While the basic equation is simple, real turbines operate within constraints that can alter the result. Engineers consider the following when evaluating turbine power:

• Moisture content at turbine exit. High moisture increases blade erosion and often forces limits on expansion ratio.
• Reheat and regenerative feedwater heating. These features change the enthalpy path and can increase overall cycle efficiency.
• Mechanical and electrical losses. Gearbox, bearings, and generator inefficiency reduce delivered electrical power relative to thermodynamic power.
• Steam quality and purity. Deposits or impurities alter heat transfer and can reduce actual enthalpy drop.
• Operating flexibility. Rapid load changes affect efficiency and can cause transient deviations from steady state assumptions.

Understanding these factors helps you interpret calculated power in context. Thermodynamic power is a foundational value, but plant performance is influenced by a wide set of operational variables.

Common mistakes and quality checks

• Mixing units, such as using kJ/kg with kg/h instead of kg/s.
• Using saturated steam properties when the inlet is actually superheated.
• Ignoring efficiency and assuming ideal expansion for real turbine output.
• Misidentifying state points, especially in reheat cycles with multiple turbine stages.
• Failing to validate calculated power against known generator output or historical plant data.
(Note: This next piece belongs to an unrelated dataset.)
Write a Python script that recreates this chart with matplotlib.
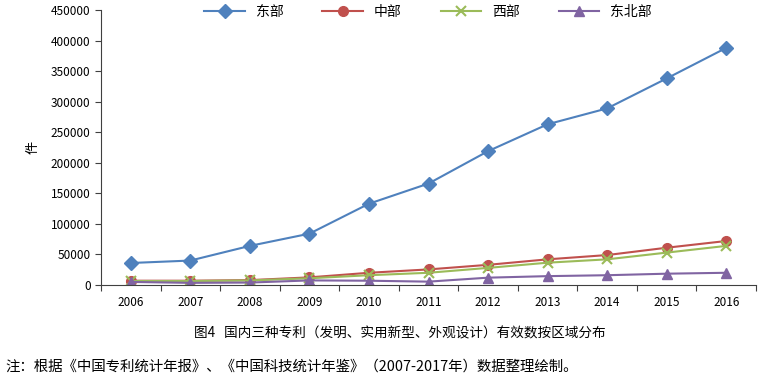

Always check if the enthalpy drop is positive and realistic, and compare the computed power with similar units. A careful consistency check can catch errors early in the analysis process.

Engineering tip: If you have measured turbine output, you can work backward to estimate actual efficiency and compare it with design values. This provides insight into turbine health and maintenance needs.

Conclusion

Calculating turbine power in a Rankine cycle is a foundational task for power engineers, and it relies on clear thermodynamic principles. By using enthalpy data, mass flow rate, and efficiency, you can produce reliable power estimates that support design, performance analysis, and operational decision making. The calculator and guide above provide a practical workflow so you can move from steam property data to power output with confidence. Use reputable property sources, keep units consistent, and always validate results against industry benchmarks or measured plant data.